His primary message was to "do it now".  In the marking of Scroll IX,  "I will act now" is written 18 times.  Actor Matthew McConaughey cited this book as having changed his life. The book is also recommended by Tariq Jameel, who says that the book should be read by everyone looking for success in his life.

Quotes
"You were not created for a life of idleness. You cannot eat from sunrise to sunset or drink or play or make love. Work is not your enemy but your friend. If all manners of labor were forbidden to thee you would fall to your knees and beg an early death."

To learn and master anything, one has to pay the price in time and concentration, until it becomes part of one’s personality and habit in living.

No other trade or profession has more opportunity for one to rise from poverty to great wealth than that of salesman.

Rewards are great if one succeeds but the rewards are great only because so few succeed.

Obstacles are necessary for success because in selling, as in all careers of importance, victory comes only after many struggles and countless defeats.

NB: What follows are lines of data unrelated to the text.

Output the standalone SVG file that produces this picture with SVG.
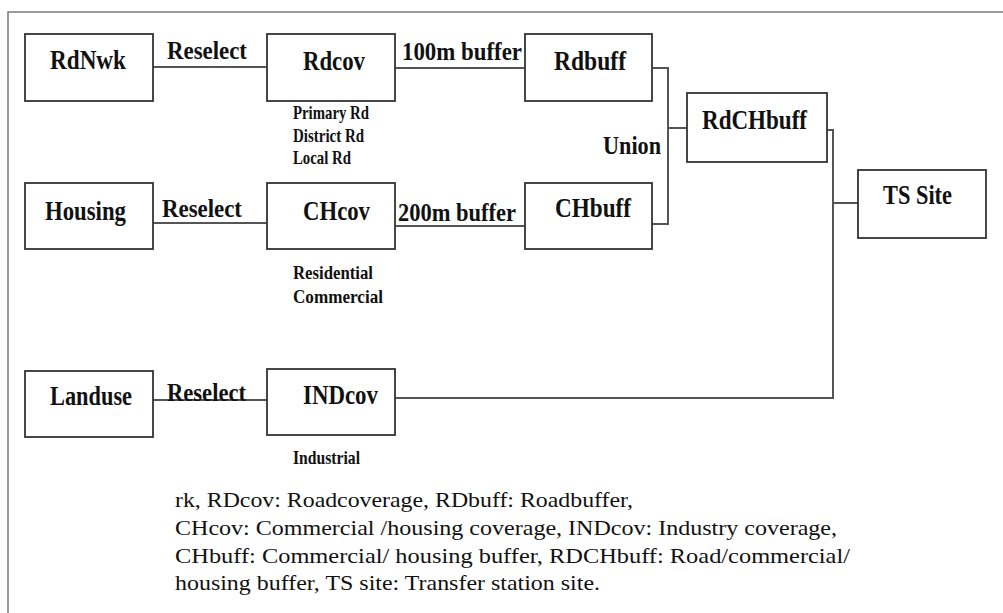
<svg xmlns="http://www.w3.org/2000/svg" width="1003" height="613" viewBox="0 0 1003 613">
<style>
.frame{fill:none;stroke:#7a7a7a;stroke-width:1.5}
.box{fill:#fff;stroke:#333;stroke-width:1.8}
text{font-family:'Liberation Serif','Tinos','Times New Roman','DejaVu Serif',serif;fill:#111}
.lbl{font-weight:bold;font-size:28px}
.cl{font-weight:bold;font-size:25px}
.sm{font-weight:bold;font-size:19px}
.note{font-size:22px}
.conn{fill:none;stroke:#555;stroke-width:2}
</style>
<rect width="1003" height="613" fill="#fff"/>
<path class="frame" d="M8,613 V12 H1003"/>
<g id="connectors">
<path class="conn" d="M153,67 H267"/>
<path class="conn" d="M395,68 H525"/>
<path class="conn" d="M652,68 H668 V224 H652"/>
<path class="conn" d="M668,128 H687"/>
<path class="conn" d="M827,130 H833 V398 H395"/>
<path class="conn" d="M833,203 H858"/>
<path class="conn" d="M153,223 H267"/>
<path class="conn" d="M395,226 H525"/>
<path class="conn" d="M153,400 H267"/>
<text class="cl" x="167" y="59" textLength="80" lengthAdjust="spacingAndGlyphs">Reselect</text>
<text class="cl" x="402" y="60" textLength="120" lengthAdjust="spacingAndGlyphs">100m buffer</text>
<text class="cl" x="603" y="154" textLength="58" lengthAdjust="spacingAndGlyphs">Union</text>
<text class="cl" x="162" y="217" textLength="80" lengthAdjust="spacingAndGlyphs">Reselect</text>
<text class="cl" x="398" y="221" textLength="118" lengthAdjust="spacingAndGlyphs">200m buffer</text>
<text class="cl" x="167" y="401" textLength="79" lengthAdjust="spacingAndGlyphs">Reselect</text>
</g>
<g id="RdNwk"><rect class="box" x="25" y="34" width="128" height="67"/><text class="lbl" x="50" y="69" textLength="76" lengthAdjust="spacingAndGlyphs">RdNwk</text></g>
<g id="Rdcov"><rect class="box" x="267" y="34" width="128" height="67"/><text class="lbl" x="303" y="70" textLength="62" lengthAdjust="spacingAndGlyphs">Rdcov</text>
<text class="sm" x="293" y="119" textLength="76" lengthAdjust="spacingAndGlyphs">Primary Rd</text>
<text class="sm" x="293" y="142" textLength="71" lengthAdjust="spacingAndGlyphs">District Rd</text>
<text class="sm" x="293" y="164" textLength="58" lengthAdjust="spacingAndGlyphs">Local Rd</text></g>
<g id="Rdbuff"><rect class="box" x="525" y="34" width="127" height="67"/><text class="lbl" x="554" y="70" textLength="72" lengthAdjust="spacingAndGlyphs">Rdbuff</text></g>
<g id="RdCHbuff"><rect class="box" x="687" y="93" width="140" height="69"/><text class="lbl" x="702" y="129" textLength="105" lengthAdjust="spacingAndGlyphs">RdCHbuff</text></g>
<g id="TSSite"><rect class="box" x="858" y="170" width="128" height="68"/><text class="lbl" x="883" y="204" textLength="69" lengthAdjust="spacingAndGlyphs">TS Site</text></g>
<g id="Housing"><rect class="box" x="25" y="183" width="128" height="66"/><text class="lbl" x="45" y="220" textLength="81" lengthAdjust="spacingAndGlyphs">Housing</text></g>
<g id="CHcov"><rect class="box" x="267" y="183" width="128" height="66"/><text class="lbl" x="303" y="220" textLength="67" lengthAdjust="spacingAndGlyphs">CHcov</text>
<text class="sm" x="293" y="279" textLength="80" lengthAdjust="spacingAndGlyphs">Residential</text>
<text class="sm" x="293" y="303" textLength="90" lengthAdjust="spacingAndGlyphs">Commercial</text></g>
<g id="CHbuff"><rect class="box" x="525" y="183" width="127" height="66"/><text class="lbl" x="555" y="217" textLength="76" lengthAdjust="spacingAndGlyphs">CHbuff</text></g>
<g id="Landuse"><rect class="box" x="25" y="371" width="128" height="66"/><text class="lbl" x="50" y="405" textLength="82" lengthAdjust="spacingAndGlyphs">Landuse</text></g>
<g id="INDcov"><rect class="box" x="267" y="369" width="128" height="66"/><text class="lbl" x="303" y="404" textLength="75" lengthAdjust="spacingAndGlyphs">INDcov</text>
<text class="sm" x="293" y="464" textLength="67" lengthAdjust="spacingAndGlyphs">Industrial</text></g>
<g id="notes">
<text class="note" x="175" y="507" textLength="458" lengthAdjust="spacingAndGlyphs">rk, RDcov: Roadcoverage, RDbuff: Roadbuffer,</text>
<text class="note" x="175" y="535" textLength="662" lengthAdjust="spacingAndGlyphs">CHcov: Commercial /housing coverage, INDcov: Industry coverage,</text>
<text class="note" x="175" y="563" textLength="675" lengthAdjust="spacingAndGlyphs">CHbuff: Commercial/ housing buffer, RDCHbuff: Road/commercial/</text>
<text class="note" x="175" y="590" textLength="425" lengthAdjust="spacingAndGlyphs">housing buffer, TS site: Transfer station site.</text>
</g>
</svg>
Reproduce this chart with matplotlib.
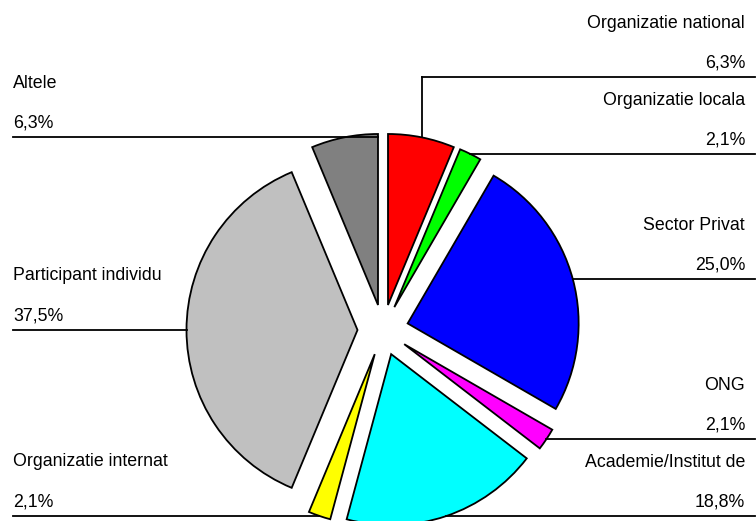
import numpy as np
import matplotlib
matplotlib.use("Agg")
import matplotlib.pyplot as plt

plt.rcParams['font.family'] = ['Liberation Sans', 'DejaVu Sans']

# data #
names = ["Organizatie national", "Organizatie locala", "Sector Privat", "ONG",
         "Academie/Institut de", "Organizatie internat", "Participant individu", "Altele"]
values = [6.3, 2.1, 25.0, 2.1, 18.8, 2.1, 37.5, 6.3]
colors = ["#FF0000", "#00FF00", "#0000FF", "#FF00FF",
          "#00FFFF", "#FFFF00", "#C0C0C0", "#808080"]

W, H = 756, 521
fig = plt.figure(figsize=(W / 100, H / 100), dpi=100)
ax = fig.add_axes([0, 0, 1, 1])

# pie, in pixel units (y up) #
cx, cy, R, expl = 383, H - 330, 171, 25.5
wedges, _ = ax.pie(values, colors=colors, startangle=90, counterclock=False,
                   center=(cx, cy), radius=R, explode=[expl] * len(values),
                   wedgeprops=dict(edgecolor='black', linewidth=1.3))
ax.set_xlim(0, W)
ax.set_ylim(0, H)
ax.set_aspect('equal')
ax.axis('off')

# labels and leader lines #
fs = 12.8
for i, w in enumerate(wedges):
    tm = np.deg2rad((w.theta1 + w.theta2) / 2)
    ox, oy = w.center
    px, py = ox + w.r * np.cos(tm), oy + w.r * np.sin(tm)
    right = np.cos(tm) > 0
    line_y = py
    if i == 0:
        # first label sits higher, leader goes up then right
        line_y = H - 77
        ax.plot([px, px], [py, line_y], color='black', lw=1.3, zorder=5)
    if right:
        ax.plot([px, 755], [line_y, line_y], color='black', lw=1.3, zorder=5)
        tx, ha = 745, 'right'
    else:
        x_end = px if i != len(wedges) - 1 else ox
        ax.plot([13, x_end], [line_y, line_y], color='black', lw=1.3, zorder=5)
        tx, ha = 13, 'left'
    pct = f"{values[i]:.1f}".replace('.', ',') + '%'
    ax.text(tx, line_y + 54, names[i], ha=ha, va='center', fontsize=fs)
    ax.text(tx, line_y + 14, pct, ha=ha, va='center', fontsize=fs)

fig.savefig("out.png", dpi=100)
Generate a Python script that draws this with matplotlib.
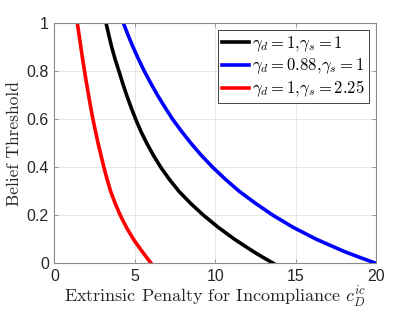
import matplotlib
matplotlib.use("Agg")
import matplotlib.pyplot as plt

# 읽어낸 곡선 값 (x: 벌점, y: 믿음 임계값)
black_x = [3.22, 3.39, 3.57, 3.78, 4.02, 4.25, 4.5, 4.77, 5.06, 5.38, 5.75,
           6.16, 6.62, 7.15, 7.75, 8.47, 9.28, 10.19, 11.21, 12.35, 12.97, 13.62]
black_y = [1.0, 0.95, 0.9, 0.85, 0.8, 0.75, 0.7, 0.65, 0.6, 0.55, 0.5,
           0.45, 0.4, 0.35, 0.3, 0.25, 0.2, 0.15, 0.1, 0.05, 0.025, 0.0]

blue_x = [4.3, 4.59, 4.9, 5.24, 5.6, 6.0, 6.42, 6.88, 7.36, 7.91, 8.5, 9.14,
          9.85, 10.64, 11.5, 12.51, 13.6, 14.85, 16.3, 18.0, 18.98, 20.0]
blue_y = [1.0, 0.95, 0.9, 0.85, 0.8, 0.75, 0.7, 0.65, 0.6, 0.55, 0.5, 0.45,
          0.4, 0.35, 0.3, 0.25, 0.2, 0.15, 0.1, 0.05, 0.025, 0.0]

red_x = [1.43, 1.54, 1.65, 1.76, 1.88, 2.0, 2.13, 2.26, 2.4, 2.56, 2.72, 2.9,
         3.08, 3.28, 3.5, 3.78, 4.1, 4.48, 4.92, 5.45, 5.73, 6.02]
red_y = [1.0, 0.95, 0.9, 0.85, 0.8, 0.75, 0.7, 0.65, 0.6, 0.55, 0.5, 0.45,
         0.4, 0.35, 0.3, 0.25, 0.2, 0.15, 0.1, 0.05, 0.025, 0.0]

labels = [r"$\gamma_d=1,\!\gamma_s=1$",
          r"$\gamma_d=0.88,\!\gamma_s=1$",
          r"$\gamma_d=1,\!\gamma_s=2.25$"]
xticks = [0, 5, 10, 15, 20]
yticks = [0, 0.2, 0.4, 0.6, 0.8, 1]
ytick_labels = ["0", "0.2", "0.4", "0.6", "0.8", "1"]

plt.rcParams["mathtext.fontset"] = "cm"
plt.rcParams["axes.unicode_minus"] = False

fig = plt.figure(figsize=(4.15, 3.12), dpi=100)
ax = fig.add_axes([0.131, 0.156, 0.775, 0.769])

ax.plot(black_x, black_y, color="black", lw=2.6, label=labels[0])
ax.plot(blue_x, blue_y, color="blue", lw=2.6, label=labels[1])
ax.plot(red_x, red_y, color="red", lw=2.6, label=labels[2])

ax.set_xlim(0, 20)
ax.set_ylim(0, 1)
ax.set_xticks(xticks)
ax.set_yticks(yticks)
ax.set_yticklabels(ytick_labels)
ax.grid(True, color="#e6e6e6", lw=0.7)
ax.set_axisbelow(True)

for s in ax.spines.values():
    s.set_color("#8a8a8a")
    s.set_linewidth(0.8)
ax.tick_params(direction="in", length=3, width=0.6, color="#8a8a8a",
               labelsize=11.5, labelcolor="#262626", top=True, right=True, pad=4)
for t in ax.get_xticklabels() + ax.get_yticklabels():
    t.set_family("Liberation Sans")

ax.set_xlabel(r"Extrinsic Penalty for Incompliance $c_D^{ic}$",
              family="cmr10", fontsize=13, color="#262626", labelpad=1)
ax.set_ylabel("Belief Threshold", family="cmr10", fontsize=12.5,
              color="#262626", labelpad=3)

leg = ax.legend(loc="upper right", fontsize=12, handlelength=1.6,
                handletextpad=0.2, borderpad=0.25, labelspacing=0.15,
                borderaxespad=0.4, fancybox=False, framealpha=1)
leg.get_frame().set_edgecolor("#262626")
leg.get_frame().set_linewidth(0.6)

fig.savefig("out.png", dpi=100)
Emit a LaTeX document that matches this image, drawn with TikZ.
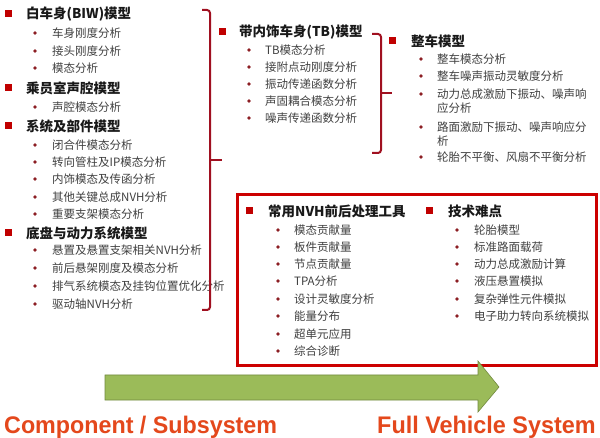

The Greatest Salesman in the World part two, the end of the story
This is a sequel to Mandino's 1967 bestselling book, published in 1988 and set forty years later than the first part; the main character Hafid is in a sad state, mourning the loss of his wife, Lisha. The story starts years into Hafid’s seclusion, when a dream convinces him to see a stranger that turns up on his doorstep and pulls Hafid out of retirement to embark on a new adventure: a speaking tour to enlighten others about the principles enclosed in The Ten Scrolls.